江拾簌来之前本来是抱着最后一丝希望,见谢年这副模样,完全失去了兴趣,她皱起眉头,在心里筹划起下一个继承人的培养。
可谢年的下一句话却让她整个人如坠冰窟,回想起了最黑暗最窒息的画面。
“母亲,难道你忘了父亲是怎么死了的吗?他可是宁愿死也不愿意和你共度一生啊。”
谢雾沐在听到谈骄死后仿佛失去了最后生存的意志,趁着一天夜晚将自己偷偷攒的安眠药全都吞了进去,在寂寥的却又代表着自由的阳台安静死去。
直至第二天管家起来浇花时才发现尸体,谢家乱作一团。
江拾簌这辈子都忘不了那个画面,明明是赴死,谢雾沐表情却带着解脱般的愉悦笑容。
“你住嘴!不许再说了!”江拾簌失控大喊,完全失去了端着的礼仪风度。
谢年毫无波澜的黑眸终于浮上了笑意,他浅浅地弯起眸,“母亲在害怕什么?怕我这个疯子点破你不愿承认的事实吗?”
“是你逼死了父亲,你只会自私地考虑自己,让父亲痛苦,你只会强取豪夺,让父亲失去自由,只能耗尽生命力和意志死去。”
“你才是彻头彻尾的疯子!”
“既然生下了我,为什么不爱我?我只是你继承谢家和江家的工具!”
谢年的情绪激愤,惨白的脸色显出几分血色,情绪又突然转化为哀愁低沉,从前骄矜的神情不再,无助浮现。
他声音低微,却有着如海般深厚的悲伤,“为什么不教我怎么爱人呢……”
江拾簌早已听不下去他的疯言疯语,心里被谢年一针见血的话翻起翻天巨浪,她几乎是狼狈地逃离了这个地方。
屋内的谢年也没回头看她逃离的动作,只是呆愣着看着窗外,神情变得温柔,俊美的容貌带着情意,“小骄,下雪了,也不知道你喜不喜欢雪。”
谈骄刚死时,谢年确实游走在发疯的边缘,但勉强还能保留着理智,处理完谈骄死后的事宜。
等做完一切后,在谈骄的葬礼上,他什么话也没说,任由徐父徐母抽了他两个巴掌,狠狠地咒骂。
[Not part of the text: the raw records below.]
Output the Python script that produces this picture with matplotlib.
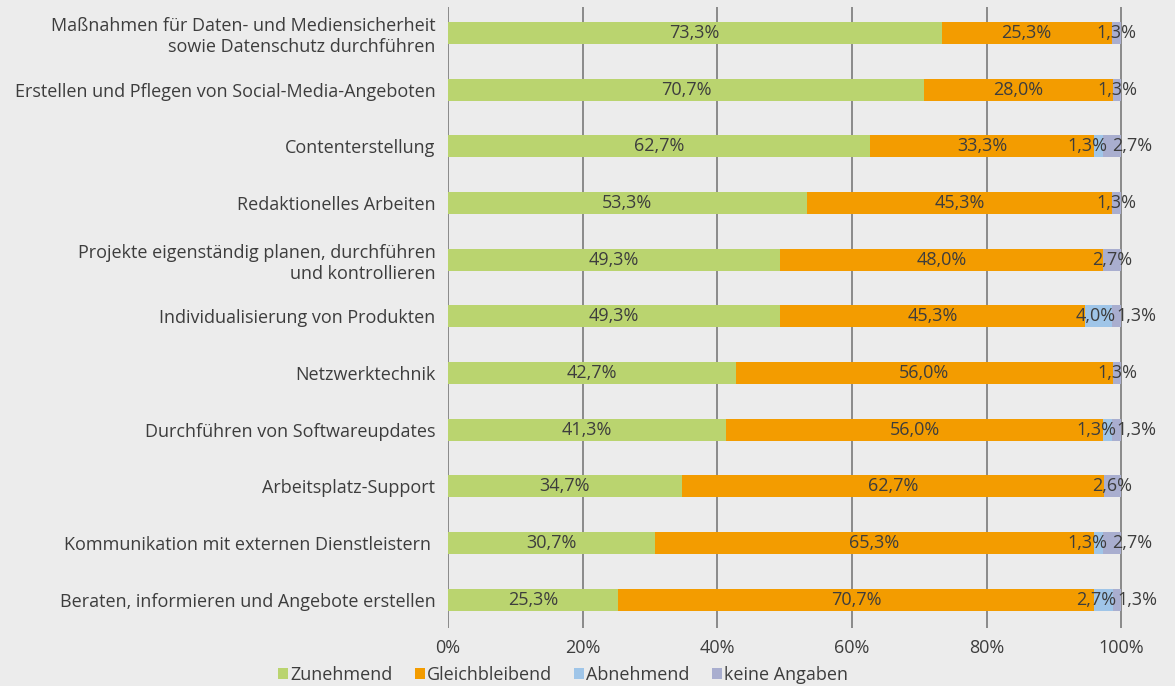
import matplotlib
matplotlib.use("Agg")
import matplotlib.pyplot as plt
import numpy as np

categories = [
    "Maßnahmen für Daten- und Mediensicherheit\nsowie Datenschutz durchführen",
    "Erstellen und Pflegen von Social-Media-Angeboten",
    "Contenterstellung",
    "Redaktionelles Arbeiten",
    "Projekte eigenständig planen, durchführen\nund kontrollieren",
    "Individualisierung von Produkten",
    "Netzwerktechnik",
    "Durchführen von Softwareupdates",
    "Arbeitsplatz-Support",
    "Kommunikation mit externen Dienstleistern ",
    "Beraten, informieren und Angebote erstellen",
]
series_names = ["Zunehmend", "Gleichbleibend", "Abnehmend", "keine Angaben"]
zunehmend = [73.3, 70.7, 62.7, 53.3, 49.3, 49.3, 42.7, 41.3, 34.7, 30.7, 25.3]
gleichbleibend = [25.3, 28.0, 33.3, 45.3, 48.0, 45.3, 56.0, 56.0, 62.7, 65.3, 70.7]
abnehmend = [0.0, 0.0, 1.3, 0.0, 0.0, 4.0, 0.0, 1.3, 0.0, 1.3, 2.7]
keine_angaben = [1.3, 1.3, 2.7, 1.3, 2.7, 1.3, 1.3, 1.3, 2.6, 2.7, 1.3]
x_ticks = [0, 20, 40, 60, 80, 100]

colors = ["#bad46f", "#f39c00", "#9fc5e8", "#a9aecf"]
bg = "#ececec"
text_color = "#3d3d3d"

plt.rcParams["font.family"] = ["Open Sans", "DejaVu Sans"]
plt.rcParams["font.size"] = 13


def fmt(v):
    return f"{v:.1f}%".replace(".", ",")


fig = plt.figure(figsize=(11.75, 6.86), dpi=100, facecolor=bg)
ax = fig.add_axes([448 / 1175, 1 - 628 / 686, 676 / 1175, 621 / 686])
ax.set_facecolor(bg)

series = [zunehmend, gleichbleibend, abnehmend, keine_angaben]
y = np.arange(len(categories))
left = np.zeros(len(categories))
for k, (name, vals, col) in enumerate(zip(series_names, series, colors)):
    vals = np.array(vals)
    ax.barh(y, vals, left=left, height=0.39, color=col, label=name, zorder=3)
    for yi, (l, v) in enumerate(zip(left, vals)):
        if v <= 0:
            continue
        # two small segments side by side: push the labels apart
        both_small = abnehmend[yi] > 0 and keine_angaben[yi] > 0
        if k == 2 and both_small:
            x, ha = l + v + 0.6, "right"
        elif k == 3 and both_small:
            x, ha = l + v / 2, "left"
        else:
            x, ha = l + v / 2, "center"
        ax.text(x, yi, fmt(v), ha=ha, va="center", color=text_color, zorder=4)
    left += vals

ax.set_xlim(0, 100.4)
ax.set_ylim(len(categories) - 0.5, -0.46)
ax.set_xticks(x_ticks)
ax.set_xticklabels([f"{t}%" for t in x_ticks])
ax.set_yticks(y)
ax.set_yticklabels(categories, linespacing=1.2)
ax.tick_params(axis="both", length=0, colors=text_color)
ax.tick_params(axis="y", pad=9)
ax.tick_params(axis="x", pad=8)
for s in ax.spines.values():
    s.set_visible(False)
ax.grid(axis="x", color="#8a8a8a", linewidth=1.4, zorder=1)
ax.grid(axis="y", visible=False)

fig.legend(loc="center", bbox_to_anchor=(563 / 1175, 1 - 675 / 686), ncol=4, frameon=False,
           handlelength=0.55, handleheight=0.55, handletextpad=0.1, columnspacing=1.25,
           labelcolor=text_color)

fig.savefig("out.png", dpi=100, facecolor=bg)
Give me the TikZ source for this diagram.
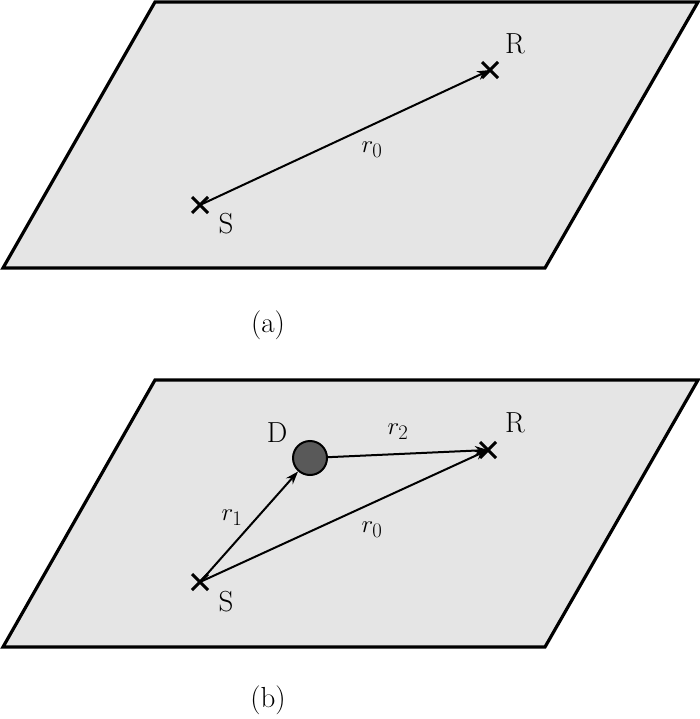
\documentclass[tikz,border=0pt]{standalone}
\usetikzlibrary{arrows.meta,calc}
\begin{document}
\begin{tikzpicture}[x=1pt,y=-1pt,
  plane/.style={draw=black,line width=3.2pt,fill=black!10,line join=miter},
  vec/.style={line width=2pt,-{Stealth[length=13pt,width=9pt]}},
  lab/.style={font=\fontsize{29}{34}\selectfont,inner sep=0pt},
  crs/.style={line width=3pt}]
\useasboundingbox (0,0) rectangle (700,719);
% (a)
\draw[plane] (155,2) -- (698,2) -- (545,268) -- (3,268) -- cycle;
\coordinate (Sa) at (200,205); \coordinate (Ra) at (490,70);
\draw[vec] (Sa) -- (Ra);
\foreach \p in {Sa,Ra}{\draw[crs] ($(\p)+(-8,-8)$) -- ($(\p)+(8,8)$) ($(\p)+(-8,8)$) -- ($(\p)+(8,-8)$);}
\node[lab] (lSa) at (226,224) {S};
\node[lab] (lRa) at (515,44) {R};
\node[lab] (r0a) at (372,150) {$r_0$};
\node[lab] (ca) at (268,325) {(a)};
% (b)
\draw[plane] (155,380) -- (698,380) -- (545,647) -- (3,647) -- cycle;
\coordinate (Sb) at (200,582); \coordinate (Rb) at (488,450);
\node[circle,draw=black,line width=2pt,fill=black!65,minimum size=34pt,inner sep=0pt] (D) at (310,458) {};
\draw[vec] (Sb) -- (D);
\draw[vec] (D) -- (Rb);
\draw[vec] (Sb) -- (Rb);
\foreach \p in {Sb,Rb}{\draw[crs] ($(\p)+(-8,-8)$) -- ($(\p)+(8,8)$) ($(\p)+(-8,8)$) -- ($(\p)+(8,-8)$);}
\node[lab] (lSb) at (226,602) {S};
\node[lab] (lRb) at (515,423) {R};
\node[lab] (lD) at (277,433) {D};
\node[lab] (r2) at (398,432) {$r_2$};
\node[lab] (r1) at (232,518) {$r_1$};
\node[lab] (r0b) at (372,530) {$r_0$};
\node[lab] (cb) at (268,700) {(b)};
\end{tikzpicture}
\end{document}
直至喧闹退去,只剩孤寂,他安静地站在谈骄的墓前,在黑暗得伸手不见五指的夜色里,流下了一滴眼泪。
“下辈子,如果能遇见,小骄,我会好好爱你的。”
那个在酒吧一眼惊艳万年、教会他爱的美人死在了炽热的夏日,带走了他的所有理智。
至此,世上再无骄矜傲慢、风度翩翩的谢家大少谢年,只有精神病院里的一具行尸走肉。